Starting with the first line below, extract each line through the one that contains "['#EDF5FA', '#E4FDC6', '#FDFFDB', '#FDF0F0']", inclusive, excluding pictures.

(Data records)
▬▬▬▬▬▬
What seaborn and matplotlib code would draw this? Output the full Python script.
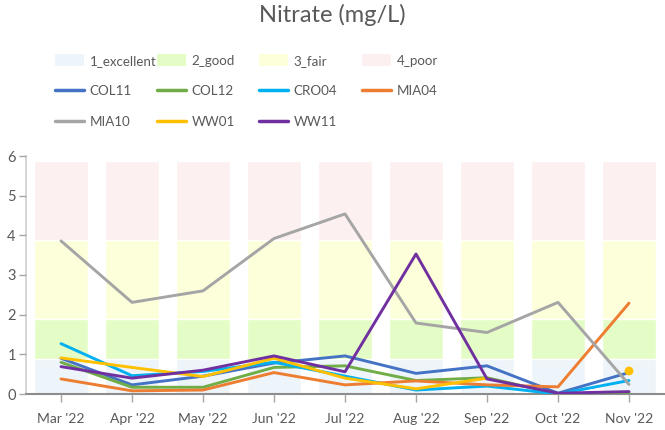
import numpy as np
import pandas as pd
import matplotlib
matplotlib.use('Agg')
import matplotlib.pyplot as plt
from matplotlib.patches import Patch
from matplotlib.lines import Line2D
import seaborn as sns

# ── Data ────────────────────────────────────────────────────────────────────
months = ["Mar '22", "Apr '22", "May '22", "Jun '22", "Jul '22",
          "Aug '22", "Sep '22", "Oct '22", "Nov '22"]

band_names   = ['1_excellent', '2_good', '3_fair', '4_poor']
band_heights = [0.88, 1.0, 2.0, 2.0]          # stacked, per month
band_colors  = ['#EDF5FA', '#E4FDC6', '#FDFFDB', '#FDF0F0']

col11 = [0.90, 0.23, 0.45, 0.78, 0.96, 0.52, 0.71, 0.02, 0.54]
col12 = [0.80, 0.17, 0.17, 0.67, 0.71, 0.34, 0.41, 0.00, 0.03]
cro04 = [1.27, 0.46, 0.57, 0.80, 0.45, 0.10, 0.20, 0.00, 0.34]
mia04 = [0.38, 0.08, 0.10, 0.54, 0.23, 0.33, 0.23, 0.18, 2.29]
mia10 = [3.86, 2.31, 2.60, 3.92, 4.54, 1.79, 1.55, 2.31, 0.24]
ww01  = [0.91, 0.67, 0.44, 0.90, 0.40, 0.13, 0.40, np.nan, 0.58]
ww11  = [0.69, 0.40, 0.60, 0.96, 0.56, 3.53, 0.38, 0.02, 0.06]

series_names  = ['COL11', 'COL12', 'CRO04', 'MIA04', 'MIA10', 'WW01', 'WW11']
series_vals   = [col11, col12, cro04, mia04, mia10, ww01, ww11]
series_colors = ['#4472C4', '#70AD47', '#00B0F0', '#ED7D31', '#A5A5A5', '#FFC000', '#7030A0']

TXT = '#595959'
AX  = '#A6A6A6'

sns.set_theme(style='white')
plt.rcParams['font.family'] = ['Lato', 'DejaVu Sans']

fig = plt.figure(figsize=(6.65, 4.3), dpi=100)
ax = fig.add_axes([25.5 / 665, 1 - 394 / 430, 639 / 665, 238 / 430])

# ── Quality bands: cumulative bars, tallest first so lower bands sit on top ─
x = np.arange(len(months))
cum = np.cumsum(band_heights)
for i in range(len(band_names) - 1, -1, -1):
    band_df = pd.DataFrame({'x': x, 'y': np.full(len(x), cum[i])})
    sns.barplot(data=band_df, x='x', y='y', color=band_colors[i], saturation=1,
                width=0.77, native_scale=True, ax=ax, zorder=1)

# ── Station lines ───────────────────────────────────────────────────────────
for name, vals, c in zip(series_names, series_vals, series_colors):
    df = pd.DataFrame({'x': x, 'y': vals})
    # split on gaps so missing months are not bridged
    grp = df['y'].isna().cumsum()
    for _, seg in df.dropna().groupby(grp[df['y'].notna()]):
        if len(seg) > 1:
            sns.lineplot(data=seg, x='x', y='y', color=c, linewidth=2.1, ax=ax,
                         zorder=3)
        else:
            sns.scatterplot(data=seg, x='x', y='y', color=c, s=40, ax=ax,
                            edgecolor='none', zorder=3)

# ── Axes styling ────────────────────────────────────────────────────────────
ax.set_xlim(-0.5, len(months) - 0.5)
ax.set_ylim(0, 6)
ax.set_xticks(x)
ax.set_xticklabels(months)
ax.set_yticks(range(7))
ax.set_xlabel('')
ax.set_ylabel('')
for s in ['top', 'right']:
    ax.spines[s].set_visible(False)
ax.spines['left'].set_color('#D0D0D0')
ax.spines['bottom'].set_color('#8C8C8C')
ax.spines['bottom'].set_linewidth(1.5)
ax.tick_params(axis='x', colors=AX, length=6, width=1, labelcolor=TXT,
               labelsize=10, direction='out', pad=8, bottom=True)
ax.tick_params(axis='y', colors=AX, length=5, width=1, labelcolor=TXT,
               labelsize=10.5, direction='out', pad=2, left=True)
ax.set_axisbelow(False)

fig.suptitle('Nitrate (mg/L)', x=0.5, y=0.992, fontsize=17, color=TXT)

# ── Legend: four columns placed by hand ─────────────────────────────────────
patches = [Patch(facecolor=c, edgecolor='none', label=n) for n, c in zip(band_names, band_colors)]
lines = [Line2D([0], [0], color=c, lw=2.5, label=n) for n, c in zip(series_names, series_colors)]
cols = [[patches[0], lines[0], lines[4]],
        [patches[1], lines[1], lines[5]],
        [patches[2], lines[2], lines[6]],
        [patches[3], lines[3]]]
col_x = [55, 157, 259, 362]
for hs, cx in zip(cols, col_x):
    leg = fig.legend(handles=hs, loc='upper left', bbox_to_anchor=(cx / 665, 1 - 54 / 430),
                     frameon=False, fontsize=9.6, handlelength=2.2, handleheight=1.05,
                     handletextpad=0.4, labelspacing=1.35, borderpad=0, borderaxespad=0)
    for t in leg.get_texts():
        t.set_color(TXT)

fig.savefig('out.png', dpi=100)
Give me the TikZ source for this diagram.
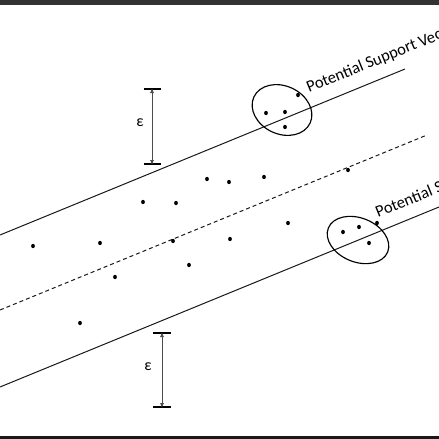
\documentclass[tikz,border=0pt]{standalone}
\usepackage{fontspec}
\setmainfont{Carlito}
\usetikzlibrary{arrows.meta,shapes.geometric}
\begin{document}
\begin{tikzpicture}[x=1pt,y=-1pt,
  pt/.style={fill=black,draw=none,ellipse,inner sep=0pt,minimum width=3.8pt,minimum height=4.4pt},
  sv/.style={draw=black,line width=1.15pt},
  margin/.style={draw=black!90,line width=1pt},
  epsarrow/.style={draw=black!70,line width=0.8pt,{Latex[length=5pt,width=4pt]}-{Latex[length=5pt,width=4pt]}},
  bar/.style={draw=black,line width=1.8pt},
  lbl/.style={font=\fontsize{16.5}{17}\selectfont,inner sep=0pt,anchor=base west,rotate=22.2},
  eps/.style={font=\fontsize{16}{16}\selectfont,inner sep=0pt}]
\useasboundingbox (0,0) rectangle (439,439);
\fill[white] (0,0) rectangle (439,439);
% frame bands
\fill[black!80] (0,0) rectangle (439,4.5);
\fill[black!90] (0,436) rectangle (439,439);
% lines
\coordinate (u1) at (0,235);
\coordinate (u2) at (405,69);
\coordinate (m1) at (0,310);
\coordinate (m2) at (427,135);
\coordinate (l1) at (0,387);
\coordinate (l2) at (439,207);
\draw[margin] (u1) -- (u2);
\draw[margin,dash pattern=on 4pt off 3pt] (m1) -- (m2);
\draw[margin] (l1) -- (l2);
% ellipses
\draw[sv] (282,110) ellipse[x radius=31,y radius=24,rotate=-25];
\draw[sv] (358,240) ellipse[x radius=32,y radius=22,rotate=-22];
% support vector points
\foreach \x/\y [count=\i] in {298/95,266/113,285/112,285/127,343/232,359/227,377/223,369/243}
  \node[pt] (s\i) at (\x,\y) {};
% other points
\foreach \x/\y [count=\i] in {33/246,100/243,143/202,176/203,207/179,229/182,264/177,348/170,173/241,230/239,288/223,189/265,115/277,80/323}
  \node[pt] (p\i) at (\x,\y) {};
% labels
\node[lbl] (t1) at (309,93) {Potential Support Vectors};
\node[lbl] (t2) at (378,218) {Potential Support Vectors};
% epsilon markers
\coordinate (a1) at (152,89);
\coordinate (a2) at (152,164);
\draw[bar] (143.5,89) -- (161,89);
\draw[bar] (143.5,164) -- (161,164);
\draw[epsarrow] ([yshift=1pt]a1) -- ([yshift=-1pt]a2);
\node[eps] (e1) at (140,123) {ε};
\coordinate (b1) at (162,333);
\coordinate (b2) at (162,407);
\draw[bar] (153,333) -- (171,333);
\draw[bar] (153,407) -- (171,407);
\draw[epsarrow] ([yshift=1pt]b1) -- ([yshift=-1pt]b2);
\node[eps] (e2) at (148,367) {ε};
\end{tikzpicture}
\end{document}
▬▬▬▬▬▬
__RESULT BELOW__.
What seaborn and matplotlib code would draw this? Output the full Python script.
import numpy as np
import pandas as pd
import matplotlib
matplotlib.use('Agg')
import matplotlib.pyplot as plt
from matplotlib.patches import Patch
from matplotlib.lines import Line2D
import seaborn as sns

# ── Data ────────────────────────────────────────────────────────────────────
months = ["Mar '22", "Apr '22", "May '22", "Jun '22", "Jul '22",
          "Aug '22", "Sep '22", "Oct '22", "Nov '22"]

band_names   = ['1_excellent', '2_good', '3_fair', '4_poor']
band_heights = [0.88, 1.0, 2.0, 2.0]          # stacked, per month
band_colors  = ['#EDF5FA', '#E4FDC6', '#FDFFDB', '#FDF0F0']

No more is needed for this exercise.